If you have a fine microphone and a good set of amplified speakers, you can just connect the two together for a trivial way to amplify your voice. Just watch out for audio feedback.

qpwgraph showing a USB microphone being connected directly to the HDMI output.

How about playing with a MIDI synthesizer? amsynth is an application that produces sound (i.e. a synthesizer) based on the received MIDI events. If you have a MIDI keyboard, you can connect it to the application. If you don’t have one, you can use another application as the keyboard, such as VMPK.

qpwgraph with amsynth playing synthesized audio to the headphones. It's using JACK to receive MIDI events from VMPK.

PipeWire supports MIDI routing for JACK clients (shown as red color). And qpwgraph additionally supports routing for ALSA MIDI clients (shown as purple color). Either way can be freely re-routed (among ports of the same type), and they both work fine.

qpwgraph with amsynth playing synthesized audio to the headphones. It's using ALSA to receive MIDI events from VMPK.
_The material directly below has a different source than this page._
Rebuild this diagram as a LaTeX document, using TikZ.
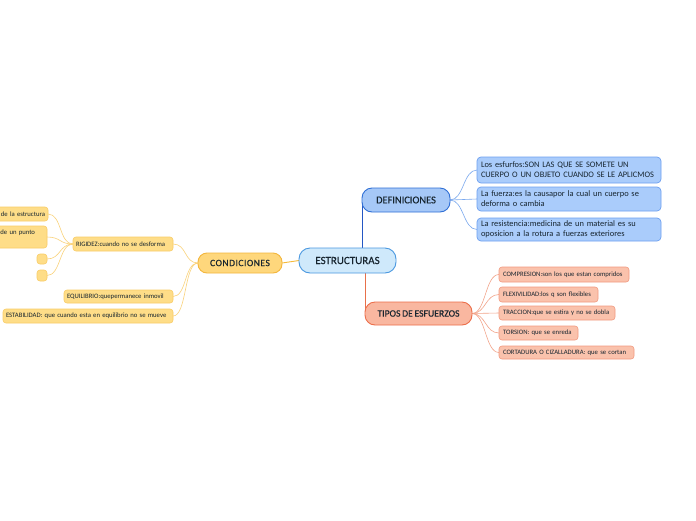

Finally, we have here a slightly more complicated example. We have both VMPK and Mamba as virtual MIDI keyboards. The amsynth synthesizer is receiving MIDI events from one of the virtual keyboards and playing audio to the headphones. Its audio is also being monitored through x42-spectr spectrogram. Meanwhile, the other MIDI keyboard is sending MIDI events to the ZynAddSubFX synthesizer, together with the x42-stepseq sequencer. The audio output of that synthesizer is being filtered through an equalizer before being mixed onto the headphones.

qpwgraph showing many nodes connected. There are MIDI ports and Audio ports connected. Some sources are connected to multiple sinks, some sinks are connected to multiple sources.

PipeWire isn’t perfect. For sure there are bugs. For sure the latency can be reduced with enough tinkering and fine-tuning (and even changing some Linux kernel configuration). Although video routing is one of the project objectives, I personally couldn’t make it work. (Truth to be told, video is a whole different beast when compared to audio.)

Still, the amount of possibilities unlocked by PipeWire (together with a tool like qpwgraph) is amazing. And all of that available on consumer hardware.

Do you want some more ideas?

You can play some music during a video call, and route that music to the video call application so the other participants can hear it. Or, rather, route it exclusively to your headphones.
You can apply some live filters to your microphone during a video call.
You can play a kids show on a window at the corner of your screen, with its audio going to the speakers, while you listen to your choice of music at your headphones.
You can configure network audio (again, left as an exercise to the reader), so that you can have the microphone of one device in one room, while the speakers are in another room. In other words, a very hacky baby monitor.

Conclusion

This article is supposed to be an overview of the history of audio on Linux, helping to understand how we reached to PipeWire and why it is awesome. I’m overlooking many of the details, and I may have made a few mistakes. (Feel free to contact me with corrections in such case.)

I hope this article can be used as an introduction for people who never knew the intricacies of (Linux) audio. I hope it is also inspiring for all the multimedia possibilities now available on PipeWire, most of those were formerly only available to people who went through the trouble of obscure settings and hours of trial-and-error.

Now, stop just playing audio and go have fun playing with audio!